(What to do): Pick out the lines containing "this".

[Records from a data collection]
-------

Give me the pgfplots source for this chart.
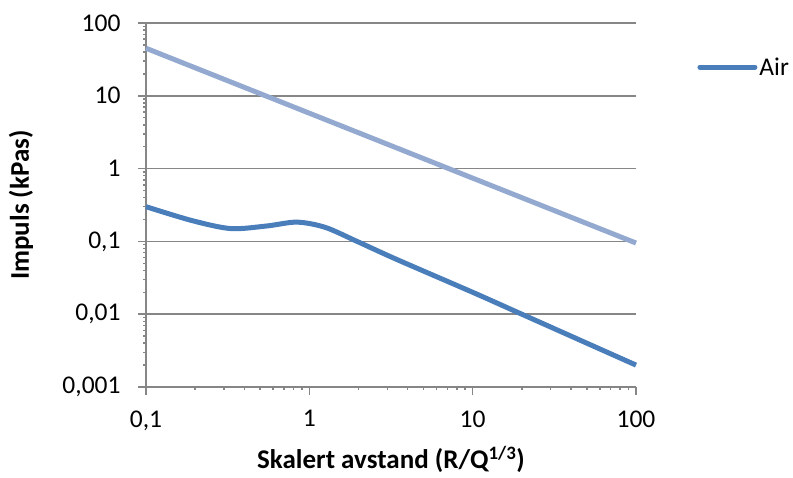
\documentclass[border=0pt]{standalone}
\usepackage{pgfplots}
\pgfplotsset{compat=1.18}
\usepackage{fontspec}
\setmainfont{Carlito}
\definecolor{darkb}{HTML}{4A7EBB}
\definecolor{lightb}{HTML}{93A9CF}
\definecolor{gridg}{HTML}{868686}
\begin{document}
\begin{tikzpicture}
\begin{axis}[
  scale only axis, width=490pt, height=364pt,
  xmode=log, ymode=log,
  xmin=0.1, xmax=100, ymin=0.001, ymax=100,
  xtick={0.1,1,10,100}, xticklabels={{0,1},1,10,100},
  ytick={0.001,0.01,0.1,1,10,100}, yticklabels={{0,001},{0,01},{0,1},1,10,100},
  minor xtick={}, minor ytick={},
  axis x line*=bottom, axis y line*=left,
  axis line style={gridg, line width=1.5pt, -},
  ymajorgrids, xmajorgrids=false,
  grid style={gridg, line width=1.5pt},
  major grid style={gridg, line width=1.5pt},
  tick style={gridg, line width=1.5pt},
  major tick length=8pt, tick align=outside,
  ticklabel style={font=\fontsize{25.5}{30}\selectfont, text=black},
  xticklabel style={yshift=-12pt},
  yticklabel style={xshift=-14pt},
  xlabel={\textbf{Skalert avstand (R/Q\textsuperscript{1/3})}},
  ylabel={\textbf{Impuls (kPas)}},
  label style={font=\fontsize{27}{32}\selectfont},
  xlabel style={at={(axis description cs:0.5,-0.2)}, anchor=center},
  ylabel style={at={(axis description cs:-0.255,0.5)}, anchor=center},
  legend style={at={(rel axis cs:1.125,0.879)}, anchor=west, draw=none, fill=none,
    font=\fontsize{25.5}{30}\selectfont, inner sep=0pt},
  legend image code/.code={\draw[#1, line width=5pt, line cap=round] (0pt,0pt) -- (55pt,0pt);},
  clip=false,
]
\coordinate (O) at (rel axis cs:0,0);
\addplot[lightb, line width=5pt, forget plot] coordinates {
  (0.1,45) (1,5.77) (10,0.74) (100,0.095)
};
\addplot[darkb, line width=5pt, smooth, tension=0.5] coordinates {
  (0.1,0.30) (0.19,0.194) (0.33,0.150) (0.55,0.163) (0.84,0.184)
  (1.25,0.156) (1.96,0.100) (3.4,0.057) (10,0.020) (20,0.010)
  (50,0.004) (100,0.0020)
};
\addlegendentry{Air}
\end{axis}
\pgfresetboundingbox
\path[use as bounding box] ([xshift=-146pt,yshift=-90pt]O) rectangle ([xshift=647pt,yshift=387pt]O);
\end{tikzpicture}
\end{document}
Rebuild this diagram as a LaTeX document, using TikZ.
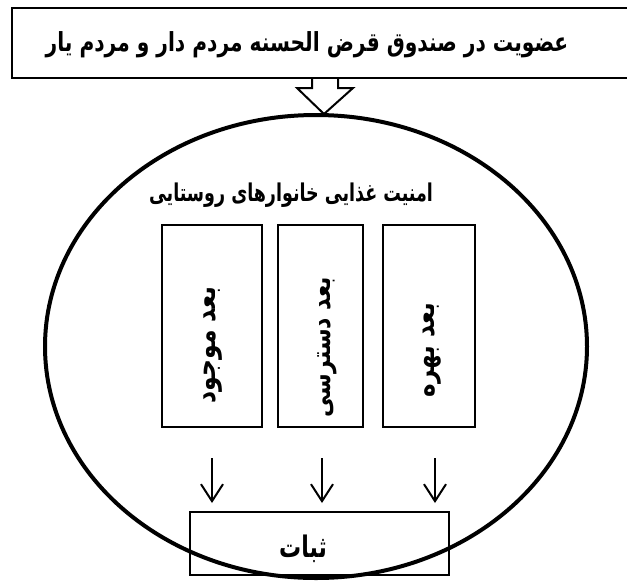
\documentclass[tikz,border=0pt]{standalone}
\usepackage{fontspec}
\TeXXeTstate=1
\newfontfamily\arabicfont[Script=Arabic]{DejaVu Sans}
\usetikzlibrary{arrows.meta,shapes.geometric}
\tikzset{
  thinbox/.style={draw, line width=2pt, rectangle, inner sep=0pt},
  fatext/.style={font=\arabicfont\bfseries, inner sep=0pt},
  downarr/.style={line width=2pt, -{Straight Barb[length=17pt,width=22pt,line width=2pt]}, shorten >=8pt},
}
\begin{document}
\begin{tikzpicture}[x=1pt,y=-1pt]
\useasboundingbox (0,0) rectangle (627,582);
% top box
\node[thinbox, minimum width=628pt, minimum height=70pt] (topbox) at (326,43) {};
\node[fatext, font=\arabicfont\bfseries\fontsize{20.2}{24}\selectfont] (toptext) at (307,45) {\scalebox{1}[1.3]{\beginR عضویت در صندوق قرض الحسنه مردم دار و مردم یار\endR}};
% block arrow
\coordinate (sL) at (312,78);
\coordinate (sR) at (338,78);
\coordinate (hL) at (297,88);
\coordinate (hR) at (353,88);
\coordinate (tip) at (324,114);
\fill[white] ([yshift=-2pt]sL) -- (sL |- hL) -- (hL) -- (tip) -- (hR) -- (sR |- hR) -- ([yshift=-2pt]sR) -- cycle;
\draw[line width=2pt, line join=miter] (sL) -- (sL |- hL) -- (hL) -- (tip) -- (hR) -- (sR |- hR) -- (sR);
% title
\node[fatext, font=\arabicfont\bfseries\fontsize{17.5}{21}\selectfont] (title) at (291,195) {\scalebox{1}[1.4]{\beginR امنیت غذایی خانوارهای روستایی\endR}};
% three dimension boxes
\node[thinbox, minimum width=100pt, minimum height=202pt] (b1) at (212,326) {};
\node[thinbox, minimum width=85pt, minimum height=202pt] (b2) at (320.5,326) {};
\node[thinbox, minimum width=92pt, minimum height=202pt] (b3) at (429,326) {};
\node[fatext, rotate=90, font=\arabicfont\bfseries\fontsize{23.5}{28}\selectfont] (t1) at (213,345) {\scalebox{1}[1.2]{\beginR بعد موجود\endR}};
\node[fatext, rotate=90, font=\arabicfont\bfseries\fontsize{22}{28}\selectfont] (t2) at (327,347) {\scalebox{1}[1.2]{\beginR بعد دسترسی\endR}};
\node[fatext, rotate=90, font=\arabicfont\bfseries\fontsize{23}{28}\selectfont] (t3) at (432,350) {\scalebox{1}[1.2]{\beginR بعد بهره\endR}};
% bottom box
\node[thinbox, minimum width=259pt, minimum height=63pt] (bot) at (319.5,543.5) {};
\node[fatext, font=\arabicfont\bfseries\fontsize{22}{26}\selectfont] (bottext) at (303,549) {\scalebox{1}[1.35]{\beginR ثبات\endR}};
% arrows
\coordinate (a1) at (212,458);
\coordinate (a2) at (322,458);
\coordinate (a3) at (435,458);
\draw[downarr] (a1) -- (a1 |- bot.north);
\draw[downarr] (a2) -- (a2 |- bot.north);
\draw[downarr] (a3) -- (a3 |- bot.north);
% ellipse
\node[draw, line width=4pt, ellipse, minimum width=542pt, minimum height=463pt, inner sep=0pt] (circ) at (316,346.5) {};
\end{tikzpicture}
\end{document}
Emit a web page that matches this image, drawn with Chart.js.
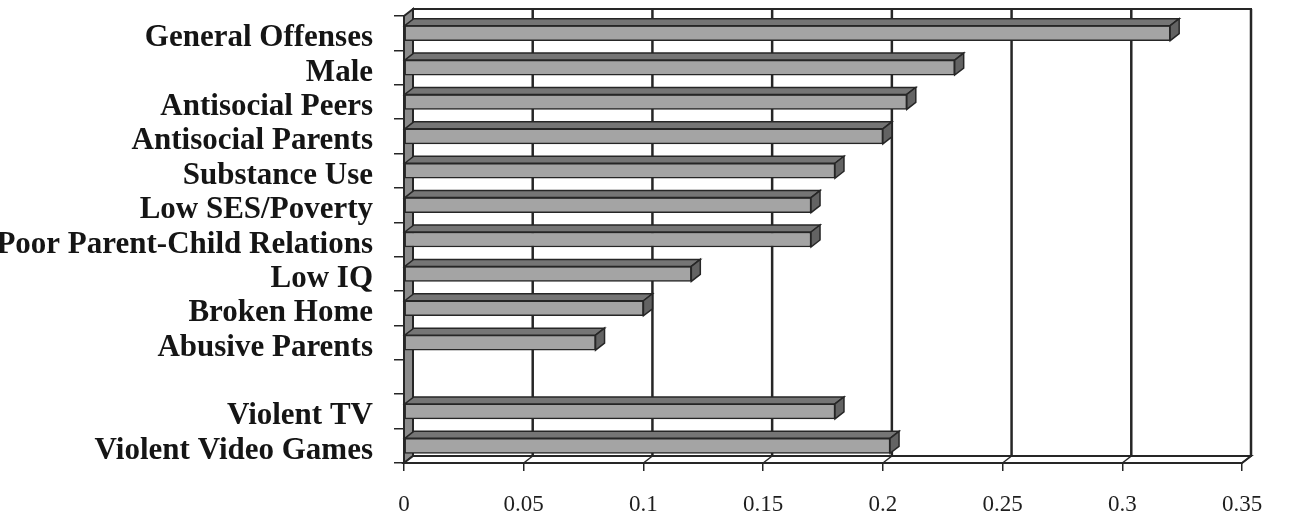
<!DOCTYPE html>
<html lang="en">
<head>
    <meta charset="UTF-8">
    <title>Effect sizes</title>
    <script src="https://cdn.jsdelivr.net/npm/chart.js"></script>
    <style>
        body {
            margin: 0;
            padding: 0;
            background-color: #fff;
        }

        .wrap {
            width: 1295px;
            height: 532px;
            position: relative;
        }
    </style>
</head>
<body>
    <div class="wrap">
        <canvas id="riskChart"></canvas>
    </div>

    <script>
        // data
        const categories = ['General Offenses', 'Male', 'Antisocial Peers', 'Antisocial Parents',
            'Substance Use', 'Low SES/Poverty', 'Poor Parent-Child Relations', 'Low IQ',
            'Broken Home', 'Abusive Parents', '', 'Violent TV', 'Violent Video Games'];
        const effectSizes = [0.32, 0.23, 0.21, 0.20, 0.18, 0.17, 0.17, 0.12, 0.10, 0.08, null, 0.18, 0.203];
        const xMin = 0;
        const xMax = 0.35;
        const xStep = 0.05;

        // depth of the 3D box (px)
        const DX = 9;
        const DY = -7;
        const LINE = '#262626';

        // walls, floor and gridlines on the back wall
        const box3d = {
            id: 'box3d',
            beforeDraw(chart) {
                const ctx = chart.ctx;
                const a = chart.chartArea;
                const xs = chart.scales.x;
                ctx.save();
                ctx.lineJoin = 'miter';

                // back wall
                ctx.fillStyle = '#fff';
                ctx.strokeStyle = LINE;
                ctx.lineWidth = 2;
                ctx.fillRect(a.left + DX, a.top + DY, a.right - a.left, a.bottom - a.top);
                ctx.strokeRect(a.left + DX, a.top + DY, a.right - a.left, a.bottom - a.top);

                // left wall
                ctx.beginPath();
                ctx.moveTo(a.left, a.top);
                ctx.lineTo(a.left + DX, a.top + DY);
                ctx.lineTo(a.left + DX, a.bottom + DY);
                ctx.lineTo(a.left, a.bottom);
                ctx.closePath();
                ctx.fillStyle = '#8c8c8c';
                ctx.fill();
                ctx.stroke();

                // floor
                ctx.beginPath();
                ctx.moveTo(a.left, a.bottom);
                ctx.lineTo(a.left + DX, a.bottom + DY);
                ctx.lineTo(a.right + DX, a.bottom + DY);
                ctx.lineTo(a.right, a.bottom);
                ctx.closePath();
                ctx.fillStyle = '#fff';
                ctx.fill();
                ctx.stroke();

                // gridlines: back wall + diagonal on the floor
                xs.ticks.forEach(t => {
                    const px = xs.getPixelForValue(t.value);
                    if (t.value === xMin) return;
                    ctx.lineWidth = 2.5;
                    ctx.beginPath();
                    ctx.moveTo(px + DX, a.top + DY);
                    ctx.lineTo(px + DX, a.bottom + DY);
                    ctx.stroke();
                    ctx.lineWidth = 1.5;
                    ctx.beginPath();
                    ctx.moveTo(px, a.bottom);
                    ctx.lineTo(px + DX, a.bottom + DY);
                    ctx.stroke();
                });
                ctx.restore();
            },
            afterDatasetsDraw(chart) {
                const ctx = chart.ctx;
                const meta = chart.getDatasetMeta(0);
                ctx.save();
                ctx.strokeStyle = LINE;
                ctx.lineWidth = 1.5;
                ctx.lineJoin = 'miter';
                meta.data.forEach((bar, i) => {
                    if (effectSizes[i] === null) return;
                    const p = bar.getProps(['x', 'y', 'base', 'height'], true);
                    const top = p.y - p.height / 2;
                    const bottom = p.y + p.height / 2;

                    // top face
                    ctx.beginPath();
                    ctx.moveTo(p.base, top);
                    ctx.lineTo(p.base + DX, top + DY);
                    ctx.lineTo(p.x + DX, top + DY);
                    ctx.lineTo(p.x, top);
                    ctx.closePath();
                    ctx.fillStyle = '#757575';
                    ctx.fill();
                    ctx.stroke();

                    // end face
                    ctx.beginPath();
                    ctx.moveTo(p.x, top);
                    ctx.lineTo(p.x + DX, top + DY);
                    ctx.lineTo(p.x + DX, bottom + DY);
                    ctx.lineTo(p.x, bottom);
                    ctx.closePath();
                    ctx.fillStyle = '#636363';
                    ctx.fill();
                    ctx.stroke();
                });
                ctx.restore();
            }
        };

        const ctx = document.getElementById('riskChart').getContext('2d');
        new Chart(ctx, {
            type: 'bar',
            data: {
                labels: categories,
                datasets: [{
                    data: effectSizes,
                    backgroundColor: '#a4a4a4',
                    borderColor: LINE,
                    borderWidth: 1.5,
                    borderSkipped: false,
                    barThickness: 15
                }]
            },
            options: {
                indexAxis: 'y',
                responsive: true,
                maintainAspectRatio: false,
                animation: false,
                layout: {
                    padding: { top: 16, right: 53, bottom: 0, left: 0 }
                },
                plugins: {
                    legend: { display: false },
                    tooltip: { enabled: false }
                },
                scales: {
                    x: {
                        min: xMin,
                        max: xMax,
                        afterFit: scale => {
                            scale.height = 69;
                            scale.paddingLeft = 0;
                            scale.paddingRight = 0;
                        },
                        ticks: {
                            stepSize: xStep,
                            padding: 20,
                            color: '#1e1e1e',
                            font: { family: 'Liberation Serif', size: 23 },
                            callback: v => Number(v.toFixed(2)).toString()
                        },
                        grid: {
                            drawOnChartArea: false,
                            tickLength: 8,
                            color: LINE,
                            lineWidth: 1.5
                        },
                        border: { display: true, color: LINE, width: 1.5 }
                    },
                    y: {
                        afterFit: scale => {
                            scale.width = 404;
                            scale.paddingTop = 0;
                            scale.paddingBottom = 0;
                        },
                        ticks: {
                            autoSkip: false,
                            padding: 21,
                            labelOffset: 5,
                            color: '#151515',
                            font: { family: 'Liberation Serif', size: 31, weight: 'bold' }
                        },
                        grid: {
                            drawOnChartArea: false,
                            tickLength: 10,
                            color: LINE,
                            lineWidth: 1.5
                        },
                        border: { display: true, color: LINE, width: 1.5 }
                    }
                }
            },
            plugins: [box3d]
        });
    </script>
</body>
</html>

-------

(Response to the exercise):
Give me the pgfplots source for this chart.
Rebuild this diagram as a LaTeX document, using TikZ.
Emit a web page that matches this image, drawn with Chart.js.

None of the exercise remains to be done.